§ DESCRIPTION OF THE TASK
Pick out every line with the word "this" and copy it.

── TASK MATERIAL ──

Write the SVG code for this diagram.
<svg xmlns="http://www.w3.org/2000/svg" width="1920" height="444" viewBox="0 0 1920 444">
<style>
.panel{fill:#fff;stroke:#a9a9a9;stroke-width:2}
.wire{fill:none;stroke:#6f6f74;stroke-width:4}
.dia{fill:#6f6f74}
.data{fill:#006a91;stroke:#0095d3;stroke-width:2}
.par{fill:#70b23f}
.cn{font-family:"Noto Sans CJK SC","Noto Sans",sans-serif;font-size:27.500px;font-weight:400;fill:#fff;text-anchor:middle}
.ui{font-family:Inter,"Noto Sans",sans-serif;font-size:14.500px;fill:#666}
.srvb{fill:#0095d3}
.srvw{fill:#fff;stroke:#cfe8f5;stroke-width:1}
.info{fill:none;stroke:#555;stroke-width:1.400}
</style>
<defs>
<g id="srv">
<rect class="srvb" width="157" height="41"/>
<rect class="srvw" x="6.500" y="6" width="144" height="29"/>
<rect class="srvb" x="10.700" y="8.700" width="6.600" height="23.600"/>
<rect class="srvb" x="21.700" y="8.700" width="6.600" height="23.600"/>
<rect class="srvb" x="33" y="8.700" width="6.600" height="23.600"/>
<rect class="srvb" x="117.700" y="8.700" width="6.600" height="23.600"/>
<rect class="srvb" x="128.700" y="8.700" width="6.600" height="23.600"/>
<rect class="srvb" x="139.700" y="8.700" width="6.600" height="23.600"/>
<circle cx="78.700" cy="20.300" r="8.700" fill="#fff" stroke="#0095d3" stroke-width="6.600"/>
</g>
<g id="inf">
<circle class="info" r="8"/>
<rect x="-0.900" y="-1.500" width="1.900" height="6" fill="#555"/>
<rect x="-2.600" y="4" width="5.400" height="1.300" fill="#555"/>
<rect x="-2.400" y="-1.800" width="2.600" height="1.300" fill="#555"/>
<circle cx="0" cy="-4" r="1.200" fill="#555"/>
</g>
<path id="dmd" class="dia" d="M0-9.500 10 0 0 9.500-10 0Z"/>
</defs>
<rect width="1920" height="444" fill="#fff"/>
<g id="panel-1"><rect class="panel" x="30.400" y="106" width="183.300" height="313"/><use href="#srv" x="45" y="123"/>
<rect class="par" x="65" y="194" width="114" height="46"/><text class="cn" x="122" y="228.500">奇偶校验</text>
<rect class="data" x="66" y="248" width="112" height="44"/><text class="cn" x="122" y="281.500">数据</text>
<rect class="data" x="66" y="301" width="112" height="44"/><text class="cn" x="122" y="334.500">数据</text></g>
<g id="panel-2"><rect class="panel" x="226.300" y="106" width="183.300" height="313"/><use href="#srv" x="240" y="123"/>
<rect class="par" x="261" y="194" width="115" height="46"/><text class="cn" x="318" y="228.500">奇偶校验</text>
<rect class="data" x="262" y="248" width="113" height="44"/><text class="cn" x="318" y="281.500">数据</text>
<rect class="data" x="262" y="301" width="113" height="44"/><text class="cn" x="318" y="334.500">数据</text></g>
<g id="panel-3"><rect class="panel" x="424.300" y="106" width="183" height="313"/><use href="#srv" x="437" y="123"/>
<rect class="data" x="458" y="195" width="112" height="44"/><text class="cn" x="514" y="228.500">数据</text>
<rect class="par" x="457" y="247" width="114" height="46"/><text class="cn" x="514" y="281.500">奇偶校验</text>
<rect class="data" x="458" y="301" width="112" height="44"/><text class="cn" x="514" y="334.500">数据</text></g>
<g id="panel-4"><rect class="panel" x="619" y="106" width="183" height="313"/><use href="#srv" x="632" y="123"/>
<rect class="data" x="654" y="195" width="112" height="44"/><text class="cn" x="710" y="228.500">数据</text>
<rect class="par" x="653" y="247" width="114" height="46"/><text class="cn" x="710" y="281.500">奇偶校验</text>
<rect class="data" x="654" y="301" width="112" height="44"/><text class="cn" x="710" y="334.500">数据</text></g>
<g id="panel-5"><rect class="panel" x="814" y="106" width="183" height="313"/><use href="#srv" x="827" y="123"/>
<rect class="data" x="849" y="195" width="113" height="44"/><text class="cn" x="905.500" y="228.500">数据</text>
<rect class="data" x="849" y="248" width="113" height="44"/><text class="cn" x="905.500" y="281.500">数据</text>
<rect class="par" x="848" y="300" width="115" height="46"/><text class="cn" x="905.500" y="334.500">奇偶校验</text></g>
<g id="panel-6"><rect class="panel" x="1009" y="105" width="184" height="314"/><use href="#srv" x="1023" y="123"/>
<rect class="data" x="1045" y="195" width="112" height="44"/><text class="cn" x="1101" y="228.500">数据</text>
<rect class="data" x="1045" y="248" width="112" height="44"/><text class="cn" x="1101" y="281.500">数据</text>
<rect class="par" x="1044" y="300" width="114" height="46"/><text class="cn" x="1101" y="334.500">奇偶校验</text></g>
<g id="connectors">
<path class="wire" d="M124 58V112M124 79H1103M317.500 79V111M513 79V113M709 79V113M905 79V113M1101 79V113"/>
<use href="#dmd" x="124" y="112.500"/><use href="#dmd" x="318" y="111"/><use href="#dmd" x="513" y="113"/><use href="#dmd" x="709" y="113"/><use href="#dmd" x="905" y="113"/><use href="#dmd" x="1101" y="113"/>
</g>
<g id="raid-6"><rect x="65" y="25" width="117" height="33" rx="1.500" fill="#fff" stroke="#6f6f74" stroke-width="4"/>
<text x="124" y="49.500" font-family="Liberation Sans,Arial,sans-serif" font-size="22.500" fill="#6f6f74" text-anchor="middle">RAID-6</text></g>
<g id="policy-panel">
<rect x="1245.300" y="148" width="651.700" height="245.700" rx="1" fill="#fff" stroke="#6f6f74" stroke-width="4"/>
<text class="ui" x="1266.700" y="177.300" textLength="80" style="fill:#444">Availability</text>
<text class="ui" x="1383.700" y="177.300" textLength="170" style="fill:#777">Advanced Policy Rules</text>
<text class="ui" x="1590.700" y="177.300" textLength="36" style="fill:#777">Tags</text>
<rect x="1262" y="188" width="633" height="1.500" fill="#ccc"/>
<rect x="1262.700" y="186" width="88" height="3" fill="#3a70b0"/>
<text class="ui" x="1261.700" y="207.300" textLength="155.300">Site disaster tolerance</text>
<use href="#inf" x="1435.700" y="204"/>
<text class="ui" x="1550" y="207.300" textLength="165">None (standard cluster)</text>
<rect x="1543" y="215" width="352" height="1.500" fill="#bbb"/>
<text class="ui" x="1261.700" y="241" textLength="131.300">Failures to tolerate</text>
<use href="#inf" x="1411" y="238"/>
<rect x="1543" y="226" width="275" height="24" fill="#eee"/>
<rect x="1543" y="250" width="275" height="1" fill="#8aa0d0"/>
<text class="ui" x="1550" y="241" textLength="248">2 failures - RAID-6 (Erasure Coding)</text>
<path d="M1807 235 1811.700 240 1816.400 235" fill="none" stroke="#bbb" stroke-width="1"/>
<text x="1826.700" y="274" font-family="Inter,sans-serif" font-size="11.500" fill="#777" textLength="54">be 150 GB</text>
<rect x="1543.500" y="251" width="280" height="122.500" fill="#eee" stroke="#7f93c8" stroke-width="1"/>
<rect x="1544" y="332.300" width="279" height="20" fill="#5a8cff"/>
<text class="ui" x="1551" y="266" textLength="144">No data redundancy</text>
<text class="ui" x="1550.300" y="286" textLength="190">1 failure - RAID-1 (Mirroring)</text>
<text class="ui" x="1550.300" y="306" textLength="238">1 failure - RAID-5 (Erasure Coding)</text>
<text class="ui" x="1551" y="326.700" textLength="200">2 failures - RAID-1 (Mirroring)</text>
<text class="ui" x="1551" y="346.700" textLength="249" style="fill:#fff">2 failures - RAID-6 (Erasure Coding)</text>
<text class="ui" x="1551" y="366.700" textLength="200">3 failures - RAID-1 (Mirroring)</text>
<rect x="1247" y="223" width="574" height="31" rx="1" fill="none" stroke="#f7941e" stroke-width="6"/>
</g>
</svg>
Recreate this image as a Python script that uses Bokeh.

───

§ THE OUTPUT
Write the SVG code for this diagram.
Recreate this image as a Python script that uses Bokeh.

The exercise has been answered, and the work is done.